Hemispheric Distribution of Solar Active Regions during Solar Cycles 23–25

Abstract

Abstract Solar active regions (ARs) are crucial for understanding the long-term evolution of solar activities and predicting eruptive phenomena, including solar flares and coronal mass ejections. However, the cycle-dependent properties in the north–south asymmetry of ARs are not fully understood. In this study, we investigate the hemispheric distribution of ARs from Carrington rotations 1909–2278 (between 1996 May and 2023 November) by using three parameters that describe the magnetic field distribution of ARs: number, area, and flux.

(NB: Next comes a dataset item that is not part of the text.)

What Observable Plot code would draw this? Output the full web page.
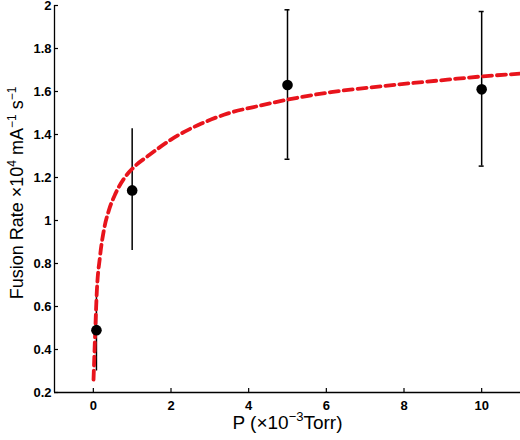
<!DOCTYPE html>
<html><head><meta charset="utf-8">
<script src="https://cdn.jsdelivr.net/npm/d3@7"></script>
<script src="https://cdn.jsdelivr.net/npm/@observablehq/plot@0.6"></script>
<style>
body{margin:0;background:#fff}
</style>
</head><body><div id="chart"></div>
<script>
// measured points with error bars
const pressure = [0.08, 1, 5, 10];
const rate = [0.49, 1.14, 1.63, 1.61];
const rateLow = [0.30, 0.86, 1.285, 1.253];
const rateHigh = [0.645, 1.427, 1.98, 1.972];
// dashed fit curve
const fitP = [0.005, 0.05, 0.09, 0.17, 0.27, 0.40, 0.57, 0.79, 1.05, 1.43, 1.99, 2.77, 3.45, 4.31, 5.0, 6.12, 7.4, 9.12, 10.0, 11.0];
const fitRate = [0.26, 0.49, 0.67, 0.83, 0.954, 1.047, 1.125, 1.195, 1.249, 1.303, 1.375, 1.450, 1.497, 1.535, 1.562, 1.597, 1.624, 1.655, 1.67, 1.683];
const xTicks = [0, 2, 4, 6, 8, 10];
const xTickLabels = ["0", "2", "4", "6", "8", "10"];
const yTicks = [0.2, 0.4, 0.6, 0.8, 1, 1.2, 1.4, 1.6, 1.8, 2];
const yTickLabels = ["0.2", "0.4", "0.6", "0.8", "1", "1.2", "1.4", "1.6", "1.8", "2"];
const xLabel = "P (×10^{−3}Torr)";
const yLabel = "Fusion Rate ×10^{4} mA^{−1} s^{−1}";

const points = pressure.map((p, i) => ({p, rate: rate[i], lo: rateLow[i], hi: rateHigh[i]}));
const fit = fitP.map((p, i) => ({p, rate: fitRate[i]}));

const W = 520, H = 440, mL = 54, mT = 5, mB = 48, mR = 0;
const plotW = W - mL - mR, plotH = H - mT - mB;

const chart = Plot.plot({
  width: W, height: H,
  marginLeft: mL, marginTop: mT, marginBottom: mB, marginRight: mR,
  style: {fontFamily: "'Liberation Sans', Arial, sans-serif", background: "#fff", color: "#000", overflow: "visible"},
  x: {domain: [-1, 11]},
  y: {domain: [0.2, 2]},
  marks: [
    Plot.axisX({ticks: xTicks, tickFormat: d => xTickLabels[xTicks.indexOf(d)], tickSize: 0, tickPadding: 8, fontSize: 13, fontWeight: "bold", fill: "#000", label: null}),
    Plot.axisY({ticks: yTicks, tickFormat: d => yTickLabels[yTicks.indexOf(d)], tickSize: 0, tickPadding: 3, fontSize: 13, fontWeight: "bold", fill: "#000", label: null}),
    Plot.tickX(xTicks, {x: d => d, insetTop: plotH - 4, stroke: "#000", strokeWidth: 1.2}),
    Plot.tickY(yTicks, {y: d => d, insetRight: plotW - 4, stroke: "#000", strokeWidth: 1.2}),
    Plot.ruleX([-1], {stroke: "#000", strokeWidth: 1.3}),
    Plot.ruleY([0.2], {stroke: "#000", strokeWidth: 1.3}),
    Plot.ruleX(points, {x: "p", y1: "lo", y2: "hi", stroke: "#000", strokeWidth: 1.5}),
    Plot.ruleY(points.filter(d => d.p >= 5), {y: "hi", x1: "p", x2: "p", insetLeft: -2.5, insetRight: -2.5, stroke: "#000", strokeWidth: 1.5}),
    Plot.ruleY(points.filter(d => d.p >= 5), {y: "lo", x1: "p", x2: "p", insetLeft: -2.5, insetRight: -2.5, stroke: "#000", strokeWidth: 1.5}),
    Plot.line(fit, {x: "p", y: "rate", stroke: "#e8141c", strokeWidth: 3.8, strokeDasharray: "9,5", curve: "monotone-x"}),
    Plot.dot(points, {x: "p", y: "rate", r: 5.3, fill: "#000"}),
    Plot.text([yLabel], {text: d => d, frameAnchor: "left", textAnchor: "middle", dx: -37, dy: -6, rotate: -90, fontSize: 18, fill: "#000"}),
    Plot.text([xLabel], {text: d => d, frameAnchor: "bottom", textAnchor: "middle", dy: 36, fontSize: 19, fill: "#000"})
  ]
});

// turn ^{...} into real superscript tspans
for (const t of chart.querySelectorAll("text")) {
  const s = t.textContent;
  if (!s.includes("^{")) continue;
  const size = parseFloat(t.closest("[font-size]").getAttribute("font-size")) || 18;
  const sup = Math.round(size * 0.68), shift = size * 0.4;
  t.textContent = "";
  let raised = false;
  for (const part of s.split(/(\^\{[^}]*\})/)) {
    if (!part) continue;
    const ts = document.createElementNS("http://www.w3.org/2000/svg", "tspan");
    if (part.startsWith("^{")) {
      ts.textContent = part.slice(2, -1);
      ts.setAttribute("font-size", sup + "px");
      ts.setAttribute("dy", (raised ? 0 : -shift) + "px");
      raised = true;
    } else {
      ts.textContent = part;
      if (raised) { ts.setAttribute("dy", shift + "px"); raised = false; }
    }
    t.appendChild(ts);
  }
}
document.getElementById("chart").appendChild(chart);
</script>
</body></html>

The main findings are as follows: (1) The three AR parameters show significant hemispheric asymmetry in cycles 23–25. The strong correlation between the AR area and flux indicates that they can better reflect the intrinsic properties of the solar magnetic field. (2) The correlation between sunspot activity and AR parameters varies in the two hemispheres across the different cycles. The AR parameters provide additional information for the variations in sunspot activity, which can better predict the intensity and cyclical changes of solar activity. (3) The variation in the fitting slope sign of the asymmetry index for AR parameters reflects periodic changes in hemispheric ARs, providing valuable insights into the activity of other stars. (4) Both the dominant hemisphere and the cumulative trend of AR parameters display a cycle-dependent behavior. Moreover, the trend variations in the AR area and flux are similar, reflecting the long-term evolutionary characteristics of the solar magnetic field. Our analysis results are relevant for understanding the hemispheric coupling of solar magnetic activity and its cyclic evolutionary patterns.